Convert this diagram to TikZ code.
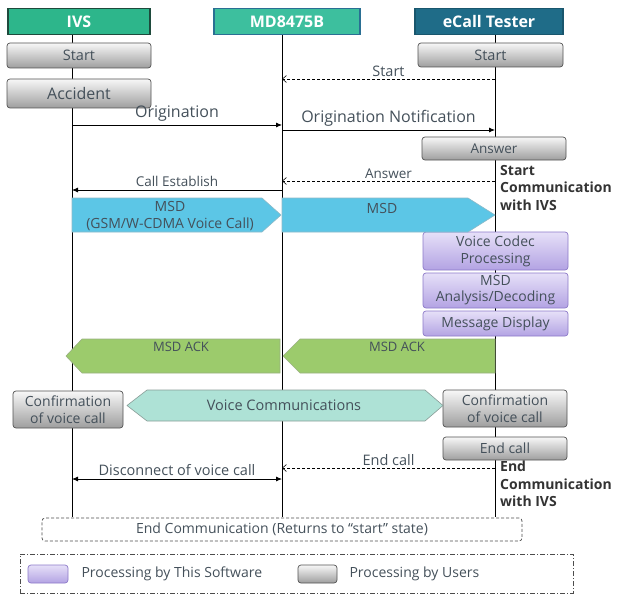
---
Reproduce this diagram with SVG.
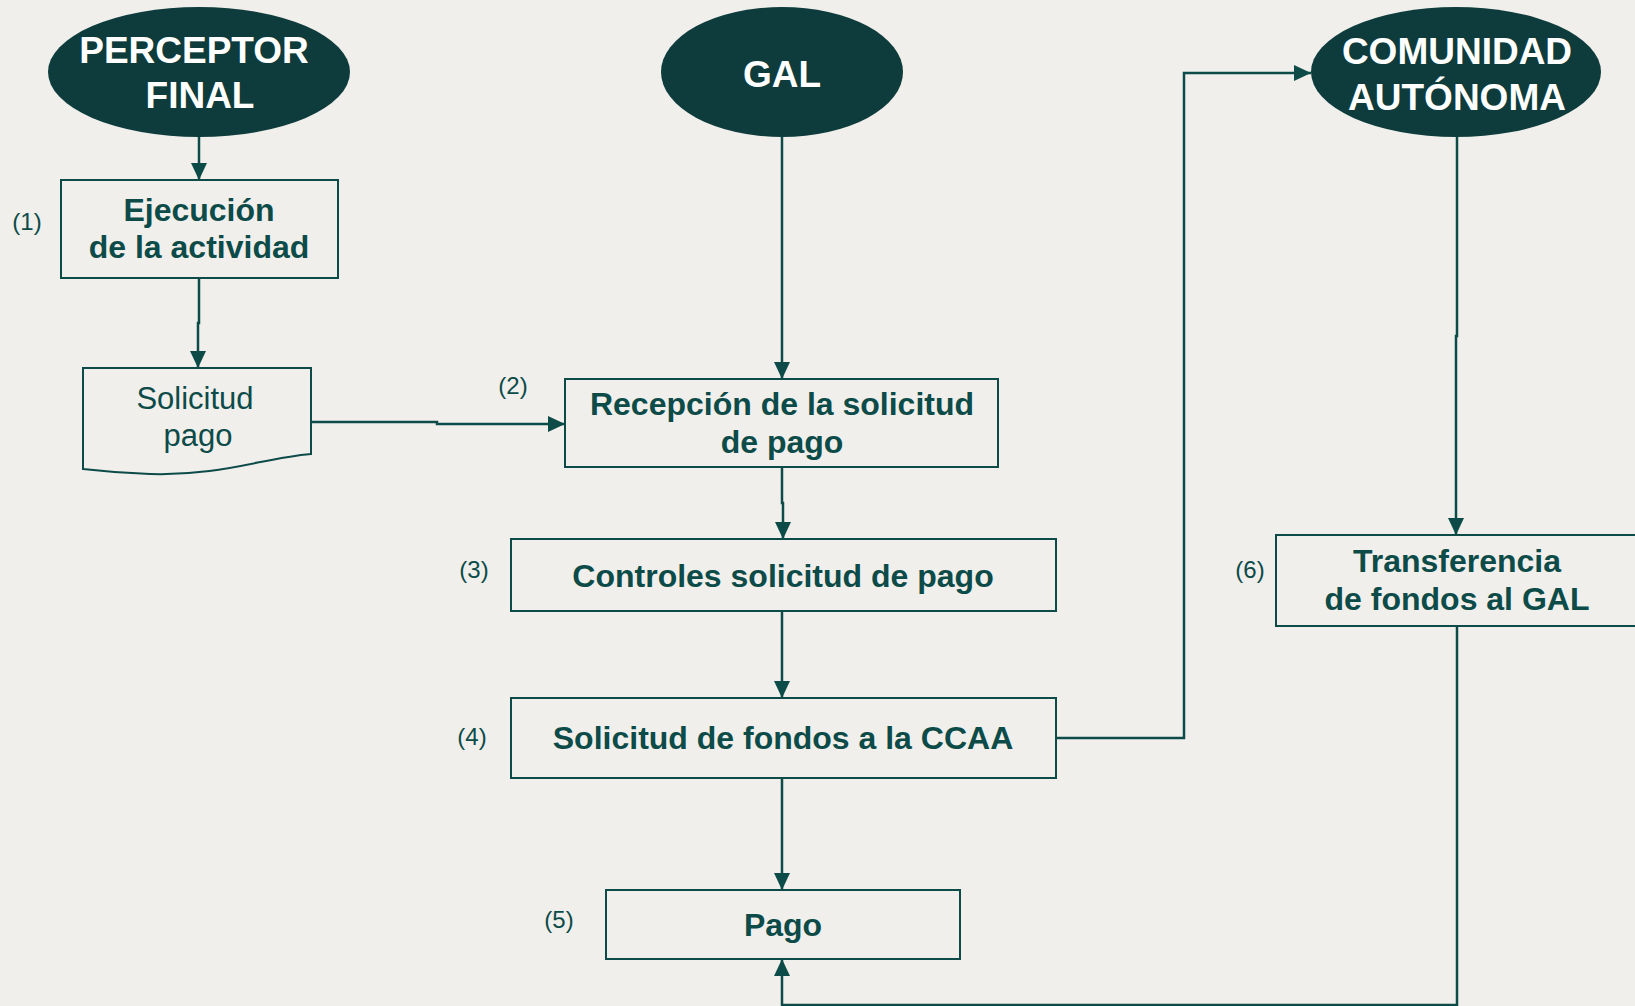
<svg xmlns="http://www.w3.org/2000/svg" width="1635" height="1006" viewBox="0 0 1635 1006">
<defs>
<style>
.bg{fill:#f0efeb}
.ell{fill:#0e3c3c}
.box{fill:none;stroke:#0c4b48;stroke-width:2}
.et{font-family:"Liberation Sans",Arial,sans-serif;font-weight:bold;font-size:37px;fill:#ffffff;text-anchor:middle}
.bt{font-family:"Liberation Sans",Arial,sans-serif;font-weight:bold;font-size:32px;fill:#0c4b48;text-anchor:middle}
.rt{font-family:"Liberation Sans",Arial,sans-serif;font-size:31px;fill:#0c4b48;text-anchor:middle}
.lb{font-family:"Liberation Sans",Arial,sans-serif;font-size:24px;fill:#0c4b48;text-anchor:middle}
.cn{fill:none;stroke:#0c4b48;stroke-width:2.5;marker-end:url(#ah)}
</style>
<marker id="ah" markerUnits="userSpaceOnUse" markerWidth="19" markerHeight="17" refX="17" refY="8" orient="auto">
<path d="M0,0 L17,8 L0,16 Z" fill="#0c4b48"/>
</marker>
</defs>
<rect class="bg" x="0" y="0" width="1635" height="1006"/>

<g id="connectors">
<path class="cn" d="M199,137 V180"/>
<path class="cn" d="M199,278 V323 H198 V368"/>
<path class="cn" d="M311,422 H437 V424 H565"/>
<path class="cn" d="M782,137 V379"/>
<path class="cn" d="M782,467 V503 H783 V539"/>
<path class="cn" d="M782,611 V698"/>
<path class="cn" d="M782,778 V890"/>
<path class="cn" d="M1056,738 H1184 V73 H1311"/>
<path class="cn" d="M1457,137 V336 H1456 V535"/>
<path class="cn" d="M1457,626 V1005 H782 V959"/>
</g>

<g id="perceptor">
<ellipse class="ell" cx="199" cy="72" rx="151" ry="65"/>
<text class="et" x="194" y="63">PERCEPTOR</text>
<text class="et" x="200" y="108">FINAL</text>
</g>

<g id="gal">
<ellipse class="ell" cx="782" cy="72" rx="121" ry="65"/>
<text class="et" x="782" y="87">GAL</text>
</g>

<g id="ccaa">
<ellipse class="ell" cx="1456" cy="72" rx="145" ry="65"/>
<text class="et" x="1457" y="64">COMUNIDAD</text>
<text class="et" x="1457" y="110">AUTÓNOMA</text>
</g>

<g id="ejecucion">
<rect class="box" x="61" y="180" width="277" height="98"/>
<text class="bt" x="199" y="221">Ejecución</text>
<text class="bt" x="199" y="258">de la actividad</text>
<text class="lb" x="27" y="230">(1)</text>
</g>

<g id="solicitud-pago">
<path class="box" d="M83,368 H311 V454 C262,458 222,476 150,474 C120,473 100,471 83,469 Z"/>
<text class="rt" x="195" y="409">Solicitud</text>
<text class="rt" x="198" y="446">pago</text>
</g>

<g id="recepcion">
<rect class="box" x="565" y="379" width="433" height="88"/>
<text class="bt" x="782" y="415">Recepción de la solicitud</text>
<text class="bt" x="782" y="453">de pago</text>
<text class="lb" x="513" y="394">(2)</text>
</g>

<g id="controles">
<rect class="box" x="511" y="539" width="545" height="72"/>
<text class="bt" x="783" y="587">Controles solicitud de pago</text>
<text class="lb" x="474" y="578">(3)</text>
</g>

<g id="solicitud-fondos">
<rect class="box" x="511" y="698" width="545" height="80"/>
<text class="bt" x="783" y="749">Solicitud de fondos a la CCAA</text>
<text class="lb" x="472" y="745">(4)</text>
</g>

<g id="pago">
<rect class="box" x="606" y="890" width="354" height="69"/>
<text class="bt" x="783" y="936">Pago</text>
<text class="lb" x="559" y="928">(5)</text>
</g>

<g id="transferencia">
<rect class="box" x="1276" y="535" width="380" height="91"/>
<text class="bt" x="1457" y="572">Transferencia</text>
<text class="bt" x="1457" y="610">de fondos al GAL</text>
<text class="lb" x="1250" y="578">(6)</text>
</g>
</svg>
...
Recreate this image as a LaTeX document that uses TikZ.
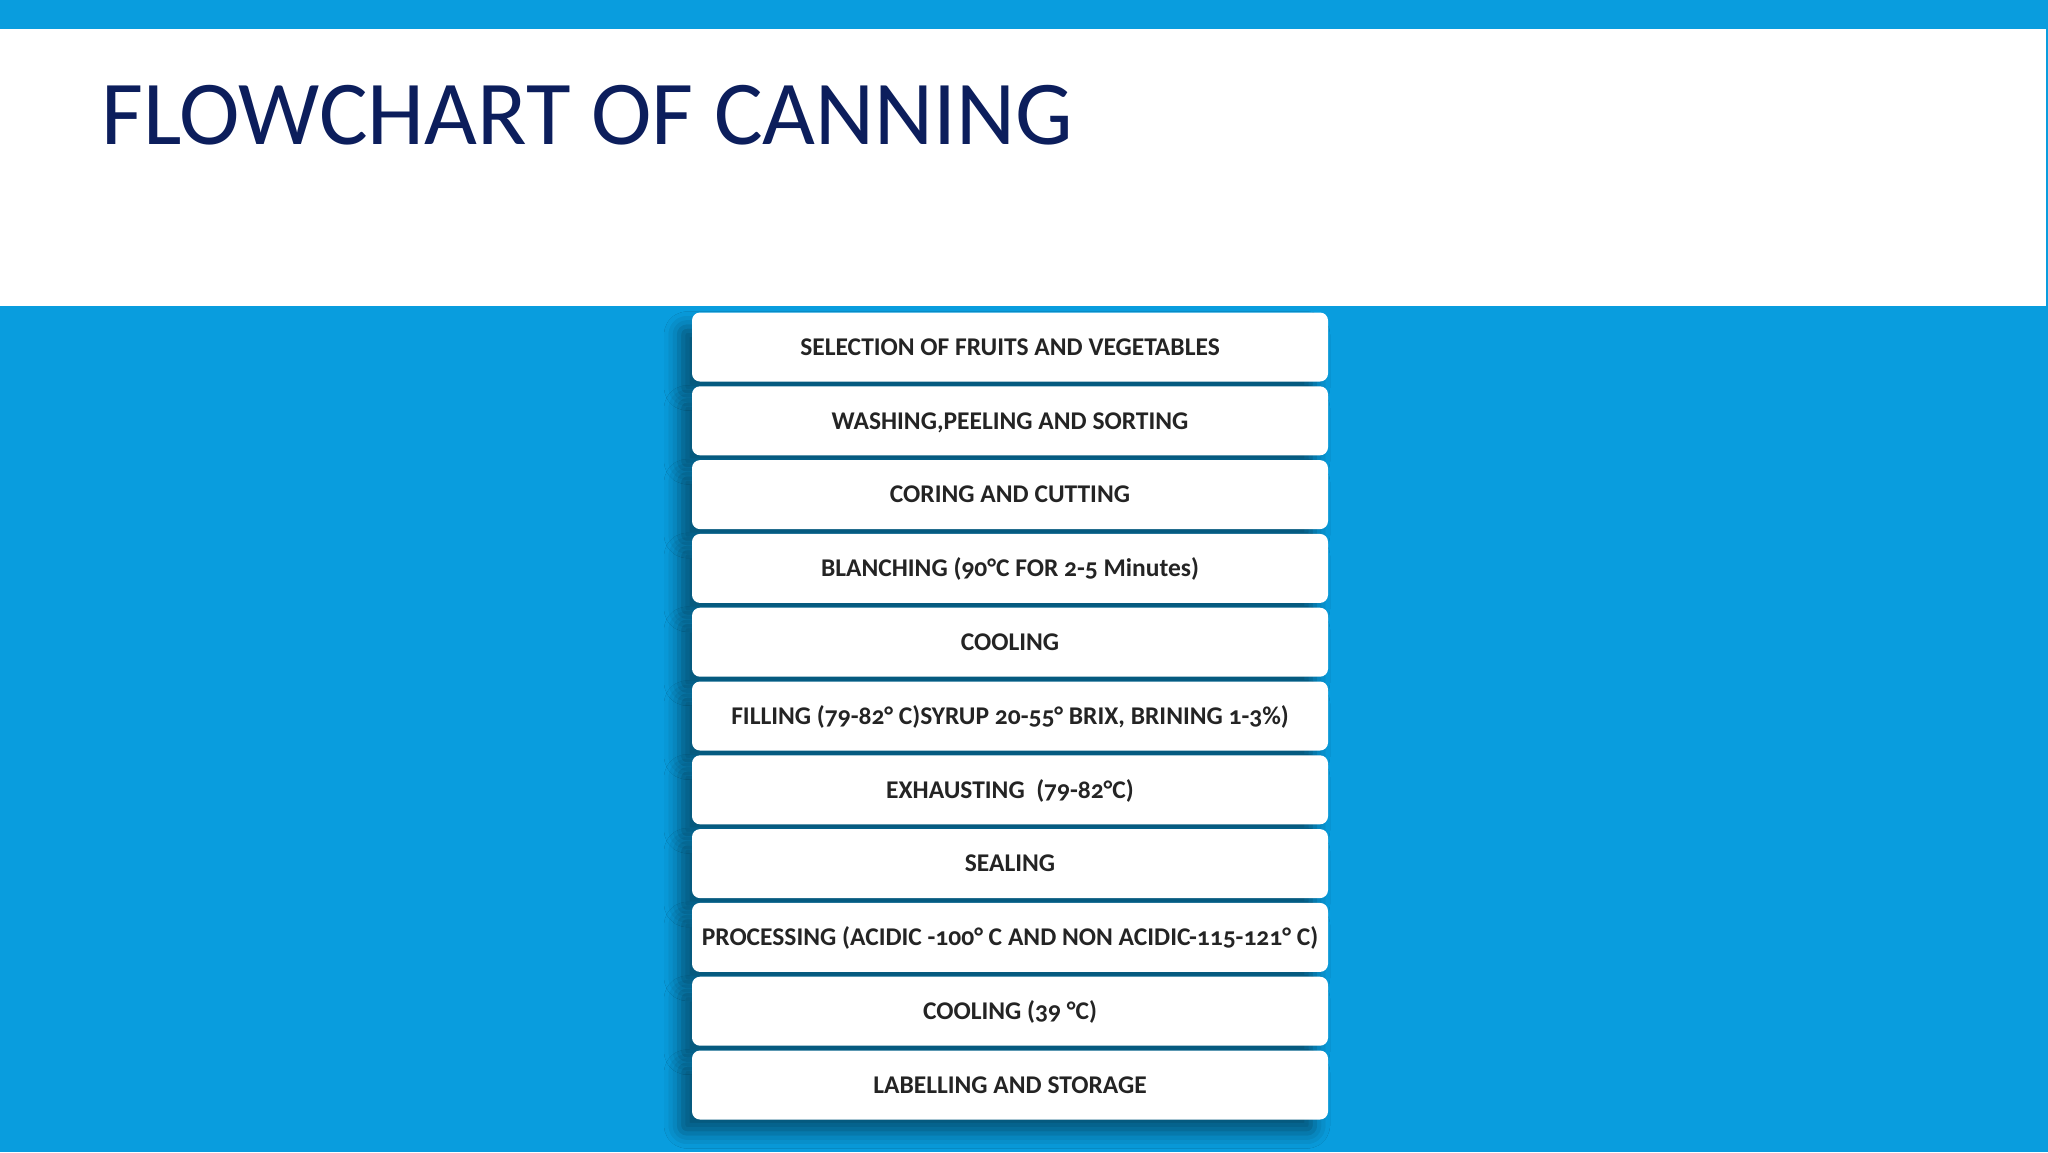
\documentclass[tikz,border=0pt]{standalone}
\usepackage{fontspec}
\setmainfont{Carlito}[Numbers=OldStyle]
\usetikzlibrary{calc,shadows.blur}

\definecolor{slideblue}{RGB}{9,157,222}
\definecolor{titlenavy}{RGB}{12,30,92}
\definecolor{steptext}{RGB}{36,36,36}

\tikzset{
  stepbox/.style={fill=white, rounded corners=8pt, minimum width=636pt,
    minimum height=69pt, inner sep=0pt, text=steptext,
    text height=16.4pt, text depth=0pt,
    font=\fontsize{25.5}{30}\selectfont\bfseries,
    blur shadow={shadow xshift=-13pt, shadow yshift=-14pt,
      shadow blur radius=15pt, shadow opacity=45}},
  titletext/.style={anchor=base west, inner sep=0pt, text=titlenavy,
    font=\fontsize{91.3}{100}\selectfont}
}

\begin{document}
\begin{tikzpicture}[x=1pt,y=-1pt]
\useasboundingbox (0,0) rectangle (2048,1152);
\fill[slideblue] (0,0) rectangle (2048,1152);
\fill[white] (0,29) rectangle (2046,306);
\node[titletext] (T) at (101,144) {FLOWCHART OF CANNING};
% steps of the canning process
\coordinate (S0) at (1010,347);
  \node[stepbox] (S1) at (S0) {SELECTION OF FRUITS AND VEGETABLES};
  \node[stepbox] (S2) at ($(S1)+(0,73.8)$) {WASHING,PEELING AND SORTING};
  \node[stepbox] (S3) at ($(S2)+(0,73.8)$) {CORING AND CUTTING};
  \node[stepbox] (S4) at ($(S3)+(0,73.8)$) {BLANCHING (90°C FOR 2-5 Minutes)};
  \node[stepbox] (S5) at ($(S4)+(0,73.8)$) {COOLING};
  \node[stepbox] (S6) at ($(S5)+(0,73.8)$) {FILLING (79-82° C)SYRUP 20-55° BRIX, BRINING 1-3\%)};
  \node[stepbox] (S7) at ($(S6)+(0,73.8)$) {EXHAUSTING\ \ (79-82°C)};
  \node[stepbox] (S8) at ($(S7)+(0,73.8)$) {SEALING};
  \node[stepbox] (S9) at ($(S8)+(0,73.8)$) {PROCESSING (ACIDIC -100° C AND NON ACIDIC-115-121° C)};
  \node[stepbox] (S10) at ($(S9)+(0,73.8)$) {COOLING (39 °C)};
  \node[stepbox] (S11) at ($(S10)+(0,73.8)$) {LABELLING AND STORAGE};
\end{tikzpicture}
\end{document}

#### AIM OF THE EXERCISE
Report each line in the data that holds the word "this".

#### WRITTEN RESPONSE
Convert this diagram to TikZ code.
Reproduce this diagram with SVG.
Recreate this image as a LaTeX document that uses TikZ.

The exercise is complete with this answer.